The following statements briefly summarize the main points of the Theory of Work Adjustment as presented in A Psychological Theory of Work Adjustment: An Individual-Differences Model and Its Applications (1984), by René V. Dawis and Lloyd H. Lofquist. Earlier statements of the Theory of Work Adjustment were published as Minnesota Studies in Vocational Rehabilitation Monograph XV, A Theory of Work Adjustment, Monograph XXIII, A Theory of Work Adjustment (A Revision), and Adjustment to Work (1969) by Lloyd H. Lofquist and René V. Dawis.

  • Work is conceptualized as an interaction between an individual and a work environment.

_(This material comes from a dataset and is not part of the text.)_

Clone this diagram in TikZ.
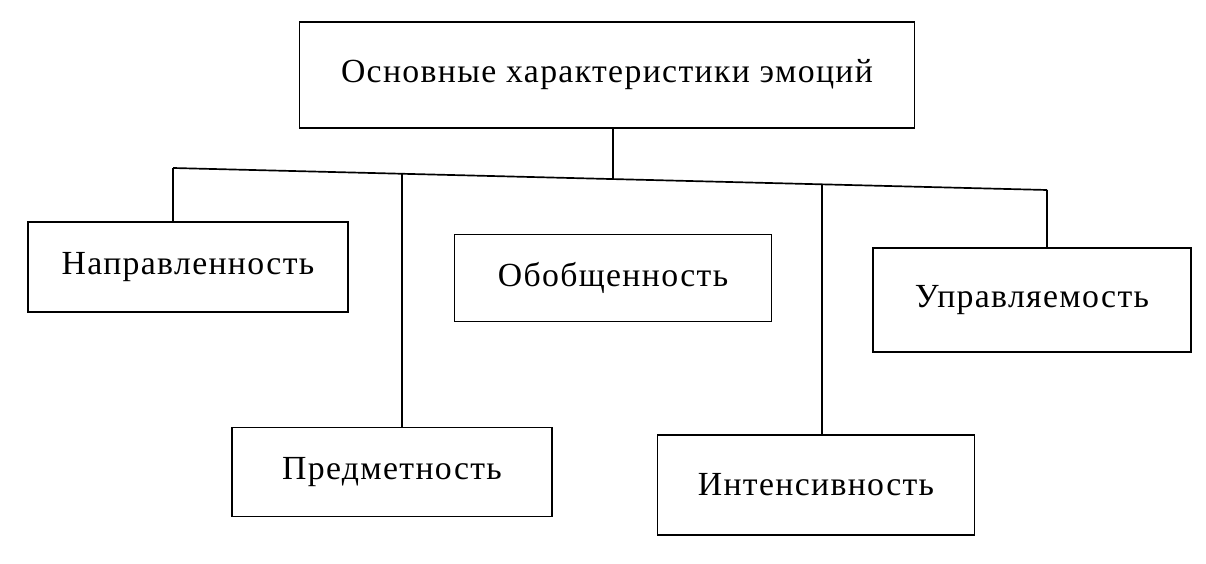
\documentclass[tikz,border=0pt]{standalone}
\usepackage{fontspec}
\setmainfont[LetterSpace=4]{Liberation Serif}
\tikzstyle{featBox}=[draw,line width=1.2pt,inner sep=2pt,font=\fontsize{24}{28}\selectfont]
\tikzstyle{branchLine}=[line width=1.2pt]
\begin{document}
\begin{tikzpicture}[x=0.025cm,y=-0.025cm]
    \useasboundingbox (0,0) rectangle (1206,564);
    % Root
    \node[featBox,minimum width=15.375cm,minimum height=2.65cm] (root) at (607,75) {Основные характеристики эмоций};

    % Features
    \node[featBox,minimum width=8cm,minimum height=2.25cm] (direct) at (188,267) {Направленность};
    \node[featBox,minimum width=7.925cm,minimum height=2.175cm] (general) at (613,278) {Обобщенность};
    \node[featBox,minimum width=7.95cm,minimum height=2.6cm] (control) at (1032,300) {Управляемость};
    \node[featBox,minimum width=8cm,minimum height=2.225cm] (object) at (392,472) {Предметность};
    \node[featBox,minimum width=7.925cm,minimum height=2.5cm] (intens) at (816,485) {Интенсивность};

    % Bus
    \coordinate (busL) at (173,168);
    \coordinate (busR) at (1047,190);
    \coordinate (busM) at (613,179);
    \coordinate (busO) at (402,173);
    \coordinate (busI) at (822,185);
    \draw[branchLine] (root.south -| busM) -- (busM);
    \draw[branchLine] (busL) -- (busR);
    \draw[branchLine] (busL) -- (busL |- direct.north);
    \draw[branchLine] (busO) -- (busO |- object.north);
    \draw[branchLine] (busI) -- (busI |- intens.north);
    \draw[branchLine] (busR) -- (busR |- control.north);
\end{tikzpicture}
\end{document}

  • The work environment requires that certain tasks be performed, and the individual brings skills to perform the tasks.
  • In exchange, the individual requires compensation for work performance and certain preferred conditions, such as a safe and comfortable place to work.
  • The environment and the individual must continue to meet each other's requirements for the interaction to be maintained. The degree to which the requirements of both are met may be called correspondence.
  • Work adjustment is the process of achieving and maintaining correspondence. Work adjustment is indicated by the satisfaction of the individual with the work environment, and by the satisfaction of the work environment with the individual--by the individual's satisfactoriness.
  • Satisfaction and satisfactoriness result in tenure, the principal indicator of work adjustment. Tenure can be predicted from the correspondence of an individual's work personality with the work environment.
  • Work personalities and work environments can be described in terms of structure and style variables that are measured on the same dimensions.

The instruments and materials available from Vocational Psychology Research measure the work personality and work environments, thus allowing prediction of degree of person-job correspondence.